Retention Policy and History Value¶
Page Maps¶
graph LR
family["Reproducible Research"]
program["Deep Dive DVC"]
section["Recovery Scale Incident Survival"]
page["Retention Policy and History Value"]
capstone["Capstone evidence"]
family --> program --> section --> page
page -.applies in.-> capstone
flowchart LR
orient["Orient on the page map"] --> read["Read the main claim and examples"]
read --> inspect["Inspect the related code, proof, or capstone surface"]
inspect --> verify["Run or review the verification path"]
verify --> apply["Apply the idea back to the module and capstone"]
Retention policy answers a hard question:
Which historical states are worth keeping recoverable, and for how long?
Without that answer, teams usually drift into one of two bad habits:
- keep everything forever until cost or clutter becomes intolerable
- delete aggressively and discover later that important evidence is gone
Module 08 asks for a more deliberate middle path.
History does not all have the same value¶
Different states deserve different treatment.
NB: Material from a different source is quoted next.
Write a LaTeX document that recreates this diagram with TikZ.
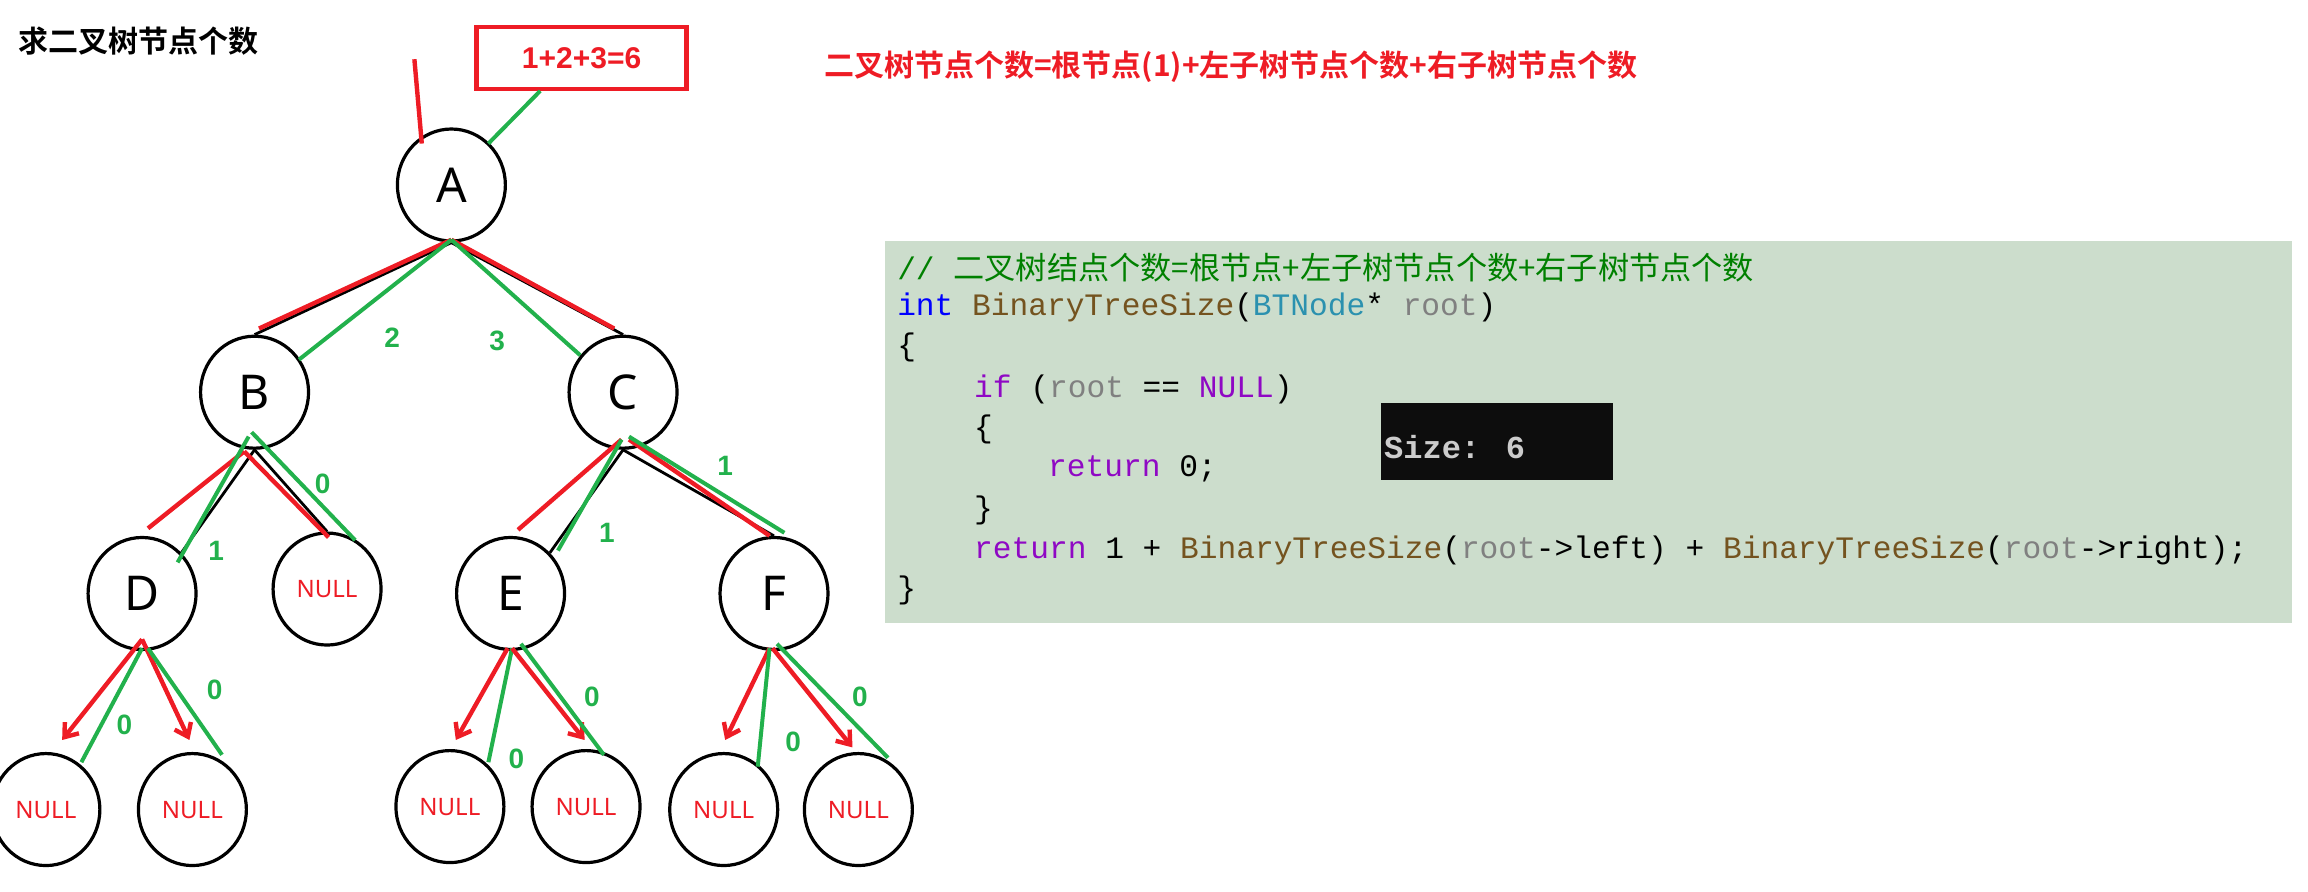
\documentclass[tikz,border=0pt]{standalone}
\usepackage{fontspec}
\setmainfont{Noto Sans}
\newfontfamily\cjk{Noto Sans CJK SC}
\newfontfamily\cjkb{Noto Sans CJK SC Bold}
\newfontfamily\bsans{Liberation Sans}
\newfontfamily\mono{Liberation Mono}
\usetikzlibrary{arrows.meta,shapes.geometric}
\definecolor{rd}{HTML}{EE1C25}
\definecolor{gr}{HTML}{22B14C}
\definecolor{codebg}{HTML}{CCDDCC}
\definecolor{cmt}{HTML}{008000}
\definecolor{kw}{HTML}{0000FF}
\definecolor{fn}{HTML}{74531F}
\definecolor{ty}{HTML}{2B91AF}
\definecolor{par}{HTML}{808080}
\definecolor{ctl}{HTML}{8F08C4}
\begin{document}
\begin{tikzpicture}[x=0.74pt,y=-0.74pt,
  tn/.style={draw,line width=1.6pt,ellipse,minimum width=54pt,minimum height=56pt,inner sep=0pt,font=\fontsize{24}{24}\selectfont},
  nn/.style={tn,font=\fontsize{12}{12}\selectfont\color{rd}},
  ed/.style={line width=1.4pt},
  re/.style={rd,line width=2.2pt},
  ra/.style={re,-{Straight Barb[length=6pt,width=9pt]}},
  ge/.style={gr,line width=2pt},
  gl/.style={gr,font=\bsans\bfseries\fontsize{14}{14}\selectfont},
  cl/.style={anchor=west,inner sep=0pt,font=\mono\fontsize{15.6}{16}\selectfont}]
\useasboundingbox (0,0) rectangle (1559.5,602.7);
% title and heading
\node[anchor=west,font=\cjkb\fontsize{15}{15}\selectfont] (title) at (8,28) {求二叉树节点个数};
\node[anchor=west,text=rd,font=\cjkb\fontsize{15}{15}\selectfont] (head) at (552,45) {二叉树节点个数=根节点(1)+左子树节点个数+右子树节点个数};
\node[draw=rd,line width=2.2pt,minimum width=105pt,minimum height=31pt,text=rd,font=\bsans\bfseries\fontsize{15}{15}\selectfont] (sum) at (393,39) {1+2+3=6};
% tree
\node[tn] (A) at (305,125) {A};
\node[tn] (B) at (172,265) {B};
\node[tn] (C) at (421,265) {C};
\node[tn] (D) at (96,401) {D};
\node[nn] (NB) at (221,398) {NULL};
\node[tn] (E) at (345,401) {E};
\node[tn] (F) at (523,401) {F};
\node[nn] (N1) at (31,547) {NULL};
\node[nn] (N2) at (130,547) {NULL};
\node[nn] (N3) at (304,545) {NULL};
\node[nn] (N4) at (396,545) {NULL};
\node[nn] (N5) at (489,547) {NULL};
\node[nn] (N6) at (580,547) {NULL};
\draw[ed] (A.south) -- (B.north); \draw[ed] (A.south) -- (C.north);
\draw[ed] (B.south) -- (D.north east); \draw[ed] (B.south) -- (NB.north);
\draw[ed] (C.south) -- (E.north east); \draw[ed] (C.south) -- (F.north);
% annotations
\coordinate (top) at (280,40);
\draw[re] (top) -- (285,97);
\draw[ge] (sum.south) ++(-28,0) -- (330,97);
\draw[re] (305,162) -- (175,222);
\draw[ge] (305,162) -- (202,243);
\draw[re] (305,162) -- (415,222);
\draw[ge] (305,162) -- (392,240);
\node[gl] at (265,228) {2};
\node[gl] at (336,230) {3};
\draw[re] (165,305) -- (100,357);
\draw[ge] (168,295) -- (120,380);
\node[gl] at (146,372) {1};
\draw[re] (165,305) -- (222,363);
\draw[ge] (170,292) -- (240,365);
\node[gl] at (218,327) {0};
\draw[re] (420,297) -- (350,358);
\draw[ge] (420,297) -- (377,372);
\node[gl] at (410,360) {1};
\draw[re] (425,297) -- (520,362);
\draw[ge] (425,295) -- (530,360);
\node[gl] at (490,315) {1};
\draw[ra] (96,432) -- (42,500);
\draw[ge] (96,438) -- (55,515);
\node[gl] at (84,490) {0};
\draw[ra] (96,432) -- (128,500);
\draw[ge] (100,438) -- (150,510);
\node[gl] at (145,466) {0};
\draw[ra] (343,438) -- (308,500);
\draw[ge] (346,438) -- (330,515);
\node[gl] at (349,513) {0};
\draw[ra] (346,438) -- (395,500);
\draw[ge] (352,435) -- (408,510);
\node[gl] at (400,471) {0};
\draw[ra] (520,438) -- (490,500);
\draw[ge] (520,438) -- (512,518);
\node[gl] at (536,501) {0};
\draw[ra] (522,438) -- (576,505);
\draw[ge] (525,435) -- (600,512);
\node[gl] at (581,471) {0};
% code
\fill[codebg] (598,163) rectangle (1549,421);
\node[cl] (c1) at (606,181) {\color{cmt}// {\cjk 二叉树结点个数=根节点+左子树节点个数+右子树节点个数}};
\node[cl] (c2) at (606,208) {\color{kw}int \color{fn}BinaryTreeSize\color{black}(\color{ty}BTNode\color{black}* \color{par}root\color{black})};
\node[cl] (c3) at (606,235) {\{};
\node[cl] (c4) at (658,263) {\color{ctl}if \color{black}(\color{par}root \color{black}== \color{ctl}NULL\color{black})};
\node[cl] (c5) at (658,290) {\{};
\node[cl] (c6) at (708,317) {\color{ctl}return \color{black}0;};
\node[cl] (c7) at (658,345) {\}};
\node[cl] (c8) at (658,372) {\color{ctl}return \color{black}1 + \color{fn}BinaryTreeSize\color{black}(\color{par}root\color{black}->left) + \color{fn}BinaryTreeSize\color{black}(\color{par}root\color{black}->right);};
\node[cl] (c9) at (606,399) {\}};
\fill[black!95] (933,272) rectangle (1090,324);
\node[anchor=west,text=black!20,font=\mono\bfseries\fontsize{16}{16}\selectfont,inner sep=0pt] (out) at (935,302) {Size: 6};
\end{tikzpicture}
\end{document}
| State | Typical value | Possible retention |
|---|---|---|
| promoted release | audit, downstream trust, rollback | long-lived or protected |
| current mainline | collaboration and CI | must stay restorable |
| published analysis | scientific or stakeholder evidence | policy-driven retention |
| active experiment candidate | short-term review | bounded review window |
| abandoned exploratory output | learning only | short retention or discard |
The table is not universal. It is a way to make the decision explicit.
A retention rule needs three parts¶
A useful retention rule says:
- what state it covers
- how long it should remain recoverable
- who can approve deletion or archive movement
Example:
release_artifacts:
recoverability: protected
deletion: requires release owner approval
evidence: manifest, params, metrics, dvc lock
experiment_candidates:
recoverability: review window
deletion: allowed after review decision
evidence: experiment note and comparison table
The syntax is illustrative. The important part is the decision shape.
Cost is real, but so is audit loss¶
Storage cost is a legitimate pressure. Pretending otherwise produces policies nobody will follow.
But cost alone is not a safe deletion criterion. The question should be:
What decision, audit, rollback, or downstream use would break if this state disappeared?
If the answer is "nothing," deletion may be safe. If the answer is "we could not explain the promoted result anymore," the state needs stronger retention.
Retention policy should match published promises¶
If a project publishes publish/v1/metrics.json, publish/v1/params.yaml, and a manifest,
the supporting artifacts should remain recoverable for as long as that release matters.
A release bundle without recoverable backing becomes a fragile report.
Ask:
- can we restore the data or outputs behind the release?
- can we explain the parameters and metrics later?
- can we identify which DVC state supports the bundle?
- can a downstream reader audit the release without private context?
Retention is how those promises survive time.
Review checkpoint¶
You understand this core when you can:
- classify historical states by value
- write a retention rule with scope, duration, and approval
- explain why cost alone is not enough for deletion
- connect retention to published release promises
- identify which old states can safely expire
Retention policy is not hoarding. It is deciding which history still carries obligations.